>>
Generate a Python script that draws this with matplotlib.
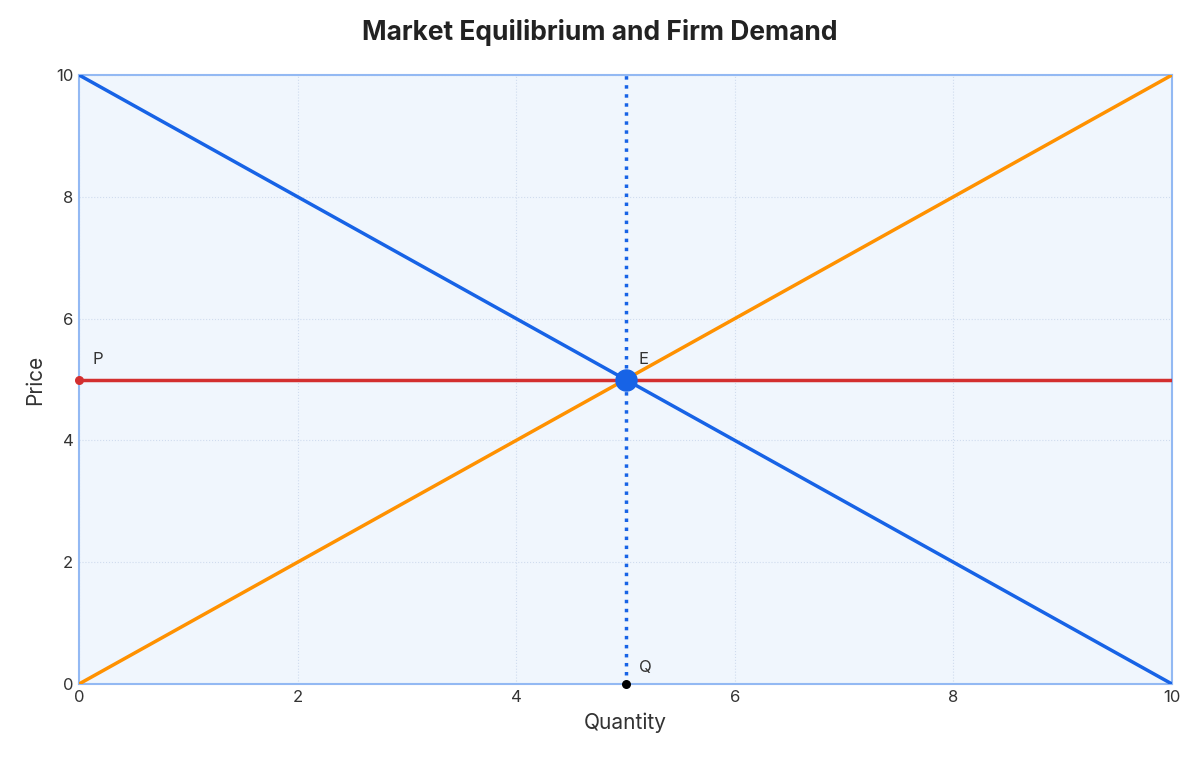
import matplotlib
matplotlib.use("Agg")
import matplotlib.pyplot as plt

plt.rcParams['font.family'] = ['Inter', 'DejaVu Sans']

# data
qty = [0, 10]
demand = [10, 0]
supply = [0, 10]
price_eq = 5
qty_eq = 5
ticks = [0, 2, 4, 6, 8, 10]

fig = plt.figure(figsize=(12, 7.61), dpi=100)
ax = fig.add_axes([79 / 1200, 1 - 684 / 761, (1172 - 79) / 1200, (684 - 75) / 761])
ax.set_facecolor('#f0f6fd')

ax.plot(qty, demand, color='#1763e6', lw=2.5, zorder=3)
ax.plot(qty, supply, color='#ff9100', lw=2.5, zorder=3)
ax.axhline(price_eq, color='#d32f2f', lw=2.5, zorder=4)
ax.axvline(qty_eq, color='#1763e6', lw=2.5, ls=(0, (1, 1.6)), zorder=2)

ax.scatter([qty_eq], [price_eq], s=230, color='#1763e6', zorder=6, clip_on=False)
ax.scatter([0], [price_eq], s=30, color='#d32f2f', zorder=6, clip_on=False)
ax.scatter([qty_eq], [0], s=30, color='black', zorder=6, clip_on=False)

ax.text(0.12, 5.25, 'P', fontsize=12, color='#333333')
ax.text(5.12, 5.25, 'E', fontsize=12, color='#333333')
ax.text(5.12, 0.2, 'Q', fontsize=12, color='#333333')

ax.set_xlim(0, 10)
ax.set_ylim(0, 10)
ax.set_xticks(ticks)
ax.set_yticks(ticks)
ax.tick_params(length=0, labelsize=12, colors='#333333', pad=4)
ax.grid(True, ls=':', color='#d0dcee', lw=0.8)
for s in ax.spines.values():
    s.set_color('#93b9f3')
    s.set_linewidth(1.5)

ax.set_xlabel('Quantity', fontsize=15, color='#333333', labelpad=6)
ax.set_ylabel('Price', fontsize=15, color='#333333', labelpad=8)
fig.suptitle('Market Equilibrium and Firm Demand', fontsize=19, fontweight='bold',
             color='#222222', y=0.975)

fig.savefig('out.png', dpi=100)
<<
Work required:
Using the material above, set down every line exactly, but skip the pictures.

Solution to the problem:
Generate a Python script that draws this with matplotlib.
import matplotlib
matplotlib.use("Agg")
import matplotlib.pyplot as plt

plt.rcParams['font.family'] = ['Inter', 'DejaVu Sans']

# data
qty = [0, 10]
demand = [10, 0]
supply = [0, 10]
price_eq = 5
qty_eq = 5
ticks = [0, 2, 4, 6, 8, 10]

fig = plt.figure(figsize=(12, 7.61), dpi=100)
ax = fig.add_axes([79 / 1200, 1 - 684 / 761, (1172 - 79) / 1200, (684 - 75) / 761])
ax.set_facecolor('#f0f6fd')

ax.plot(qty, demand, color='#1763e6', lw=2.5, zorder=3)
ax.plot(qty, supply, color='#ff9100', lw=2.5, zorder=3)
ax.axhline(price_eq, color='#d32f2f', lw=2.5, zorder=4)
ax.axvline(qty_eq, color='#1763e6', lw=2.5, ls=(0, (1, 1.6)), zorder=2)

ax.scatter([qty_eq], [price_eq], s=230, color='#1763e6', zorder=6, clip_on=False)
ax.scatter([0], [price_eq], s=30, color='#d32f2f', zorder=6, clip_on=False)
ax.scatter([qty_eq], [0], s=30, color='black', zorder=6, clip_on=False)

ax.text(0.12, 5.25, 'P', fontsize=12, color='#333333')
ax.text(5.12, 5.25, 'E', fontsize=12, color='#333333')
ax.text(5.12, 0.2, 'Q', fontsize=12, color='#333333')

ax.set_xlim(0, 10)
ax.set_ylim(0, 10)
ax.set_xticks(ticks)
ax.set_yticks(ticks)
ax.tick_params(length=0, labelsize=12, colors='#333333', pad=4)
ax.grid(True, ls=':', color='#d0dcee', lw=0.8)
for s in ax.spines.values():
    s.set_color('#93b9f3')
    s.set_linewidth(1.5)

ax.set_xlabel('Quantity', fontsize=15, color='#333333', labelpad=6)
ax.set_ylabel('Price', fontsize=15, color='#333333', labelpad=8)
fig.suptitle('Market Equilibrium and Firm Demand', fontsize=19, fontweight='bold',
             color='#222222', y=0.975)

fig.savefig('out.png', dpi=100)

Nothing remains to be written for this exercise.